O texto do desembargador classifica o crime como “prática de milícia”, com maior detalhamento das finalidades e formas de ação das milícias, como a exigência de bens (móvel ou imóvel) aos moradores, sob qualquer razão, ou de valor monetário periódico pela prestação de serviços: segurança, transporte alternativo, fornecimento de água, energia e a venda gás liquefeito ou qualquer outra atividades não autorizada.
A pena básica vai de quatro a doze anos, mas poderá subir para a faixa de oito a vinte se a organização for integrada por agentes ou ex-agentes do sistema de segurança pública ou das forças armadas ou ainda agentes políticos.
Como diferença fundamental, o crime de formação de “quadrilha miliciana” sugerido pelo deputado Marcelo Freixo inclui entre as finalidades que devem ser criminalizadas não apenas o domínio da área e seu controle para exploração de atividades de serviço público e econômica, mas também o objetivo de controle dos votos dos moradores em disputas eleitorais. Ele sugere pena de nove a dezoito anos, com aumento pela metade para agente público que integrar a quadrilha.
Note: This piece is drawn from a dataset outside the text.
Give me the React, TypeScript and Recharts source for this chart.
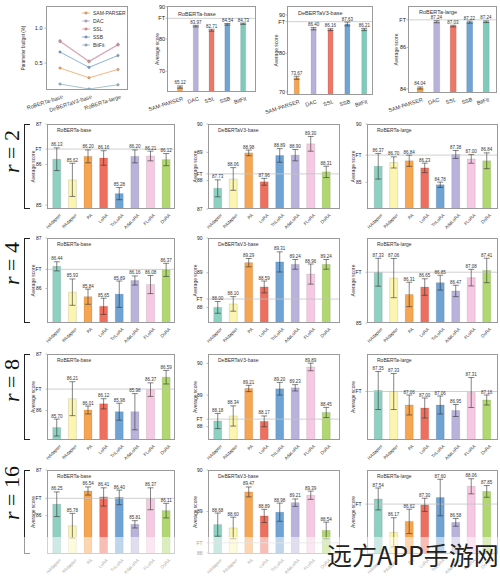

Conforme o desembargador Muiños Piñeiro, a decisão por qualquer das propostas oferecerá aos promotores e juízos meios para dispensar tratamento penal mais rigoroso às milícias. Normalmente, explicou Muiños, os integrantes dessas organizações são denunciados por associação para o crime, constrangimento ilegal ou extorsão, com penas mais brandas e que dependem da denúncia da vítima.
- As milícias são organizações mafiosas, o que significa dizer que se trata de muito mais do que mera associação para a prática do crime. É um delito contra a paz pública e assim deve ser tratado – comentou o desembargador.
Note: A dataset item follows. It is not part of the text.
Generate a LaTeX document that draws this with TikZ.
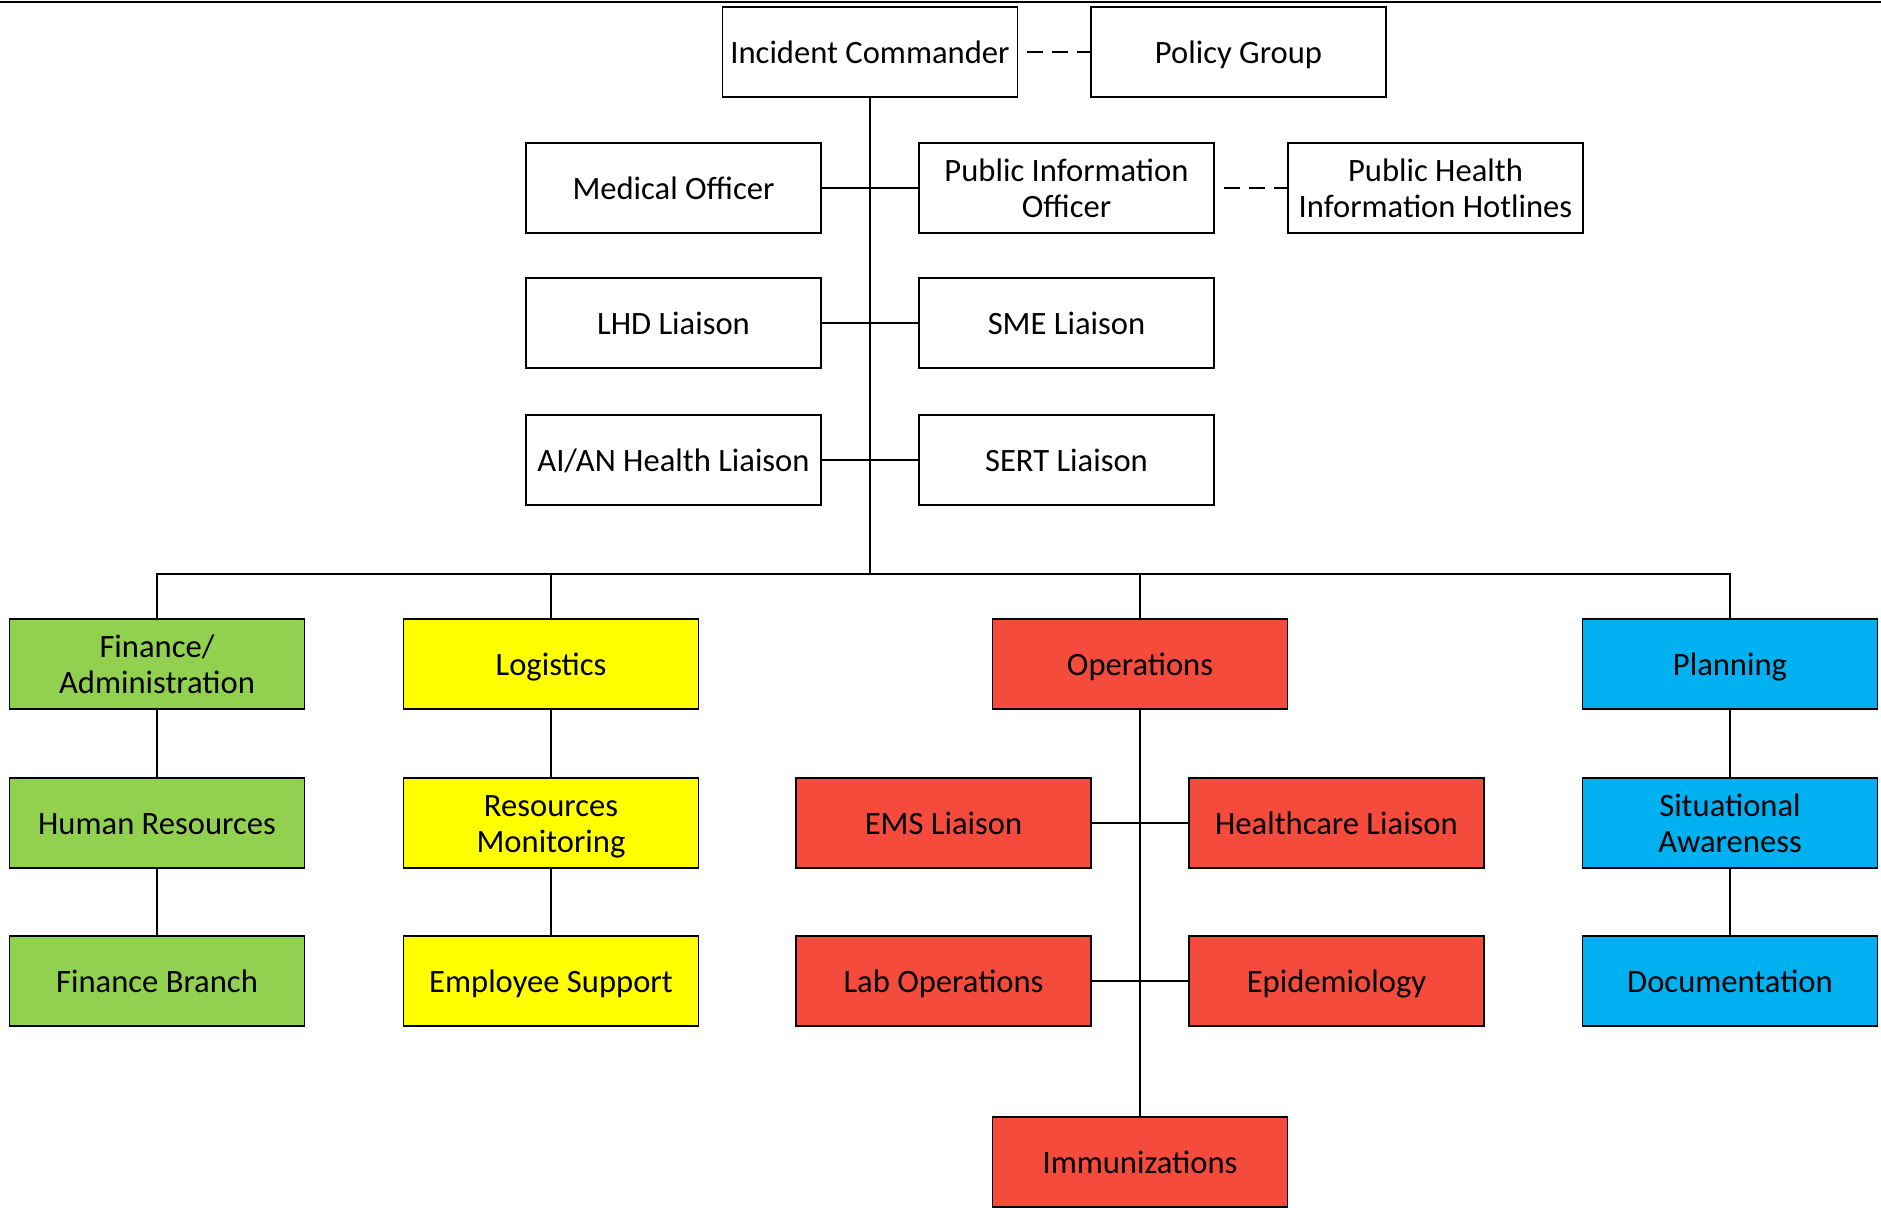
\documentclass[tikz,border=0pt]{standalone}
\usepackage{fontspec}
\setmainfont{Carlito}
\usepackage{xcolor}
\definecolor{admin-green}{HTML}{92D050}
\definecolor{logistics-yellow}{HTML}{FFFF00}
\definecolor{operations-red}{HTML}{F54B3C}
\definecolor{planning-blue}{HTML}{00B0F0}
\tikzset{
    org-box/.style = {draw=black, fill=white, line width=0.9pt, rectangle, minimum width=147.5pt, minimum height=45pt, inner sep=1pt, align=center, text height=11.5pt, text depth=0pt, font=\fontsize{16.3}{17.6}\selectfont},
    two-lines/.style = {text height=29.1pt},
    green-box/.style = {org-box, fill=admin-green},
    yellow-box/.style = {org-box, fill=logistics-yellow},
    red-box/.style = {org-box, fill=operations-red},
    blue-box/.style = {org-box, fill=planning-blue},
    org-line/.style = {line width=0.75pt},
    dashed-line/.style = {line width=0.85pt, dash pattern=on 8pt off 4.5pt, dash phase=8pt},
}

\begin{document}
\begin{tikzpicture}[x=0.5pt, y=-0.5pt]
\useasboundingbox (0,0) rectangle (1881,1207);
\draw[org-line] (0,2) -- (1881,2);
\node [org-box] (commander) at (870,52) {Incident Commander};
\node [org-box] (policy) at (1238.5,52) {Policy Group};
\node [org-box] (medical) at (673.5,188) {Medical Officer};
\node [org-box, two-lines] (pio) at (1066.5,188) {Public Information\\Officer};
\node [org-box, two-lines] (hotlines) at (1435.5,188) {Public Health\\Information Hotlines};
\node [org-box] (lhd) at (673.5,323) {LHD Liaison};
\node [org-box] (sme) at (1066.5,323) {SME Liaison};
\node [org-box] (aian) at (673.5,460) {AI/AN Health Liaison};
\node [org-box] (sert) at (1066.5,460) {SERT Liaison};
\coordinate (bus) at (870,574);

\node [green-box, two-lines] (finance) at (157,664) {Finance/\\Administration};
\node [green-box] (hr) at (157,823) {Human Resources};
\node [green-box] (branch) at (157,981) {Finance Branch};
\node [yellow-box] (logistics) at (551,664) {Logistics};
\node [yellow-box, two-lines] (monitoring) at (551,823) {Resources\\Monitoring};
\node [yellow-box] (support) at (551,981) {Employee Support};
\node [red-box] (operations) at (1140,664) {Operations};
\node [red-box] (ems) at (943.5,823) {EMS Liaison};
\node [red-box] (healthcare) at (1336.5,823) {Healthcare Liaison};
\node [red-box] (lab) at (943.5,981) {Lab Operations};
\node [red-box] (epi) at (1336.5,981) {Epidemiology};
\node [red-box] (immunizations) at (1140,1162) {Immunizations};
\node [blue-box] (planning) at (1730,664) {Planning};
\node [blue-box, two-lines] (awareness) at (1730,823) {Situational\\Awareness};
\node [blue-box] (documentation) at (1730,981) {Documentation};

\draw[dashed-line] (commander) -- (policy);
\draw[dashed-line] (pio) -- (hotlines);
\draw[org-line] (commander) -- (bus);
\draw[org-line] (medical) -- (pio);
\draw[org-line] (lhd) -- (sme);
\draw[org-line] (aian) -- (sert);
\draw[org-line] (finance.north) |- (bus) -| (planning.north);
\draw[org-line] (logistics.north) -- (logistics.north |- bus);
\draw[org-line] (operations.north) -- (operations.north |- bus);
\draw[org-line] (finance) -- (hr) -- (branch);
\draw[org-line] (logistics) -- (monitoring) -- (support);
\draw[org-line] (planning) -- (awareness) -- (documentation);
\draw[org-line] (operations) -- (immunizations);
\draw[org-line] (ems) -- (healthcare);
\draw[org-line] (lab) -- (epi);
\end{tikzpicture}
\end{document}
Princípio da insignificância
Ainda nesta quinta-feira, os juristas devem examinar algumas inovações para a parte geral do novo Código Penal, entre as quais a incorporação ao texto do “princípio da insignificância”. Noção já consagrada pelo Supremo Tribunal Federal (STF), essa figura permite o entendimento de que não houve crime quando os fatos envolverem “mínima ofensividade, reduzidíssimo grau de reprobabilidade do comportamento e baixa expressividade da lesão jurídica provocada”, conforme esclarece o promotor Marcelo André de Azevedo, também membro da comissão.
Em escala onde o delito for um pouco mais grave, em que a pena aplicada seja até acima de dois anos de reclusão, ainda assim os juristas vão examinar sugestão que poderá permitir o enquadramento do delito como crime de menor potencial ofensivo se o conjunto das circunstâncias objetivas permitirem esse entendimento – o exame do caso concreto, na linguagem jurídica.
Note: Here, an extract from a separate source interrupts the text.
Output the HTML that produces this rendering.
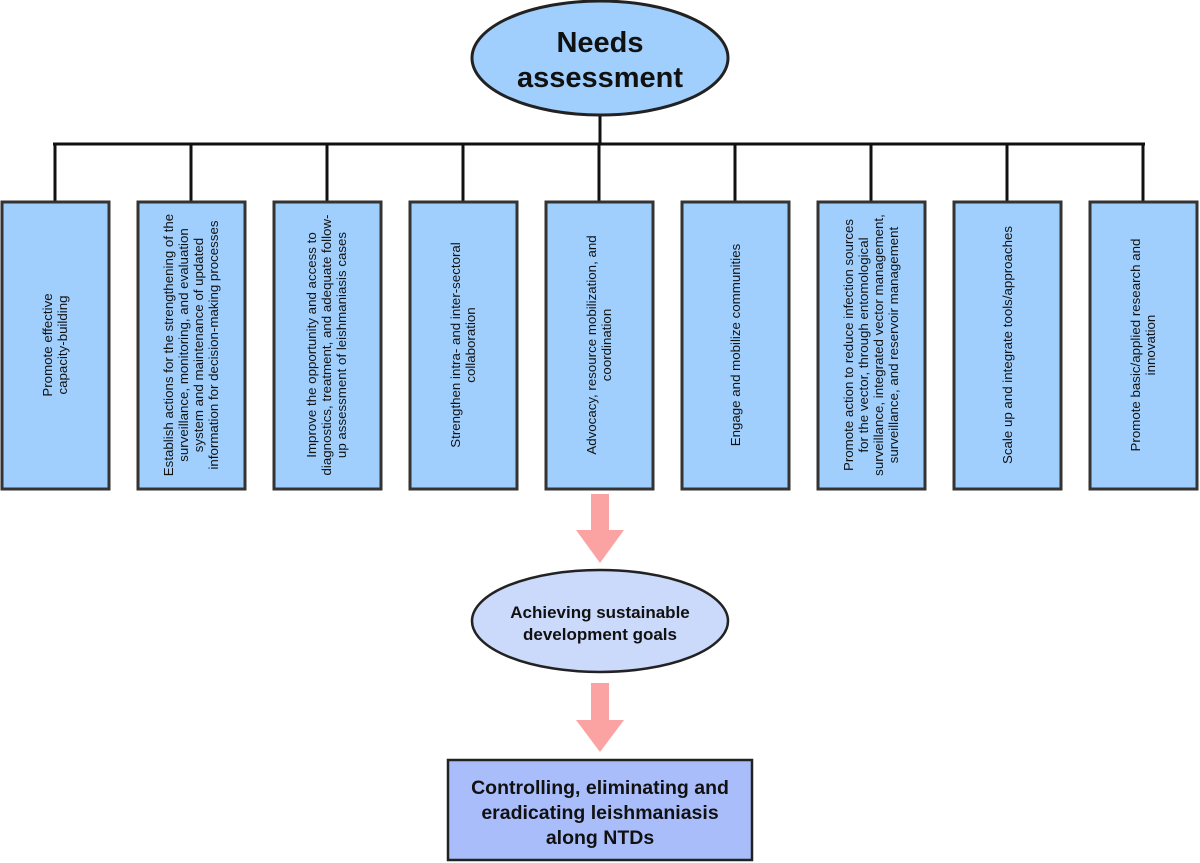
<!DOCTYPE html>
<html><head><meta charset="utf-8"><style>
html,body{margin:0;padding:0;background:#fff;width:1200px;height:863px;overflow:hidden}
svg{display:block}
.t{font-family:"Liberation Sans",sans-serif;font-size:13.3px;fill:#111}
</style></head><body>
<svg width="1200" height="863" viewBox="0 0 1200 863" xmlns="http://www.w3.org/2000/svg">
<g stroke="#111" stroke-width="3" fill="none">
<line x1="600" y1="114" x2="600" y2="144"/>
<line x1="53" y1="144" x2="1145" y2="144"/>
<line x1="55" y1="144" x2="55" y2="202"/>
<line x1="191" y1="144" x2="191" y2="202"/>
<line x1="327" y1="144" x2="327" y2="202"/>
<line x1="463" y1="144" x2="463" y2="202"/>
<line x1="599" y1="144" x2="599" y2="202"/>
<line x1="735" y1="144" x2="735" y2="202"/>
<line x1="871" y1="144" x2="871" y2="202"/>
<line x1="1007" y1="144" x2="1007" y2="202"/>
<line x1="1143" y1="144" x2="1143" y2="202"/>
</g>
<ellipse cx="600" cy="58" rx="128" ry="57" fill="#a0cffe" stroke="#222" stroke-width="3"/>
<text x="600" y="52" text-anchor="middle" font-family="Liberation Sans,sans-serif" font-weight="bold" font-size="29" fill="#111">Needs</text>
<text x="600" y="87" text-anchor="middle" font-family="Liberation Sans,sans-serif" font-weight="bold" font-size="29" fill="#111">assessment</text>
<g fill="#a0cffe" stroke="#333" stroke-width="3">
<rect x="2" y="202" width="107" height="287"/>
<rect x="138" y="202" width="107" height="287"/>
<rect x="274" y="202" width="107" height="287"/>
<rect x="410" y="202" width="107" height="287"/>
<rect x="546" y="202" width="107" height="287"/>
<rect x="682" y="202" width="107" height="287"/>
<rect x="818" y="202" width="107" height="287"/>
<rect x="954" y="202" width="107" height="287"/>
<rect x="1090" y="202" width="107" height="287"/>
</g>
<g class="t" text-anchor="middle">
<text transform="translate(55,345) rotate(-90)"><tspan x="0" y="-3">Promote effective</tspan><tspan x="0" y="12">capacity-building</tspan></text>
<text transform="translate(191,345) rotate(-90)"><tspan x="0" y="-18">Establish actions for the strengthening of the</tspan><tspan x="0" y="-3">surveillance, monitoring, and evaluation</tspan><tspan x="0" y="12">system and maintenance of updated</tspan><tspan x="0" y="27">information for decision-making processes</tspan></text>
<text transform="translate(327,345) rotate(-90)"><tspan x="0" y="-11">Improve the opportunity and access to</tspan><tspan x="0" y="4">diagnostics, treatment, and adequate follow-</tspan><tspan x="0" y="19">up assessment of leishmaniasis cases</tspan></text>
<text transform="translate(463,345) rotate(-90)"><tspan x="0" y="-3">Strengthen intra- and inter-sectoral</tspan><tspan x="0" y="12">collaboration</tspan></text>
<text transform="translate(599,345) rotate(-90)"><tspan x="0" y="-3">Advocacy, resource mobilization, and</tspan><tspan x="0" y="12">coordination</tspan></text>
<text transform="translate(735,345) rotate(-90)"><tspan x="0" y="5">Engage and mobilize communities</tspan></text>
<text transform="translate(871,345) rotate(-90)"><tspan x="0" y="-18">Promote action to reduce infection sources</tspan><tspan x="0" y="-3">for the vector, through entomological</tspan><tspan x="0" y="12">surveillance, integrated vector management,</tspan><tspan x="0" y="27">surveillance, and reservoir management</tspan></text>
<text transform="translate(1007,345) rotate(-90)"><tspan x="0" y="5">Scale up and integrate tools/approaches</tspan></text>
<text transform="translate(1143,345) rotate(-90)"><tspan x="0" y="-3">Promote basic/applied research and</tspan><tspan x="0" y="12">innovation</tspan></text>
</g>
<g fill="#fba3a3">
<polygon points="591,494 609,494 609,530 624,530 600,563 576,530 591,530"/>
<polygon points="591,683 609,683 609,720 624,720 600,752 576,720 591,720"/>
</g>
<ellipse cx="600" cy="621" rx="128" ry="51" fill="#cbd9fb" stroke="#222" stroke-width="2.5"/>
<text x="600" y="618" text-anchor="middle" font-family="Liberation Sans,sans-serif" font-weight="bold" font-size="17" fill="#111">Achieving sustainable</text>
<text x="600" y="640" text-anchor="middle" font-family="Liberation Sans,sans-serif" font-weight="bold" font-size="17" fill="#111">development goals</text>
<rect x="448" y="760" width="304" height="100" fill="#aabdfb" stroke="#222" stroke-width="2.5"/>
<g font-family="Liberation Sans,sans-serif" font-weight="bold" font-size="19.5" fill="#111" text-anchor="middle">
<text x="600" y="794">Controlling, eliminating and</text>
<text x="600" y="819">eradicating leishmaniasis</text>
<text x="600" y="844">along NTDs</text>
</g>
</svg>
</body></html>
Se o crime é reconhecido como de menor potencial ofensivo o autor recebe pena de até dois anos de reclusão, mas com possibilidade de substituição dessa punição por prestação de serviço comunitário. Além disso, se vingar proposta já aprovada pelos juristas, a pena pode passar a ser transformada por acordo com pagamento de multa à vítima, se ela assim concordar.
Crimes contra a humanidade
Nesta quinta-feira, além de pontos sobre a parte geral do Código e da proposta para a tipificação das milícias, os juristas devem ainda examinar sugestões para o enquadramento no texto dos crimes contra a humanidade. Descritos em Convenção da Organização das Nações Unidas (ONU) assinada pelo Brasil, esses são os chamados crimes de lesa-humanidade envolvendo perseguição, violência ou assassinato de grupos de indivíduos. A lista inclui o genocídio e o desaparecimento forçado. Esses crimes são imprescritíveis, um enquadramento que os juristas querem também consagrar na parte geral do futuro Código Penal.
Agenda de sexta
Uma agenda extensa foi definida pela comissão para a sexta-feira, quando devem ser examinadas propostas relacionadas a quatro tipos de crime: delitos cibernéticos (atualmente sem regulamentação especifica), contra a relação de consumo, interceptação telefônica e de lavagem de dinheiro.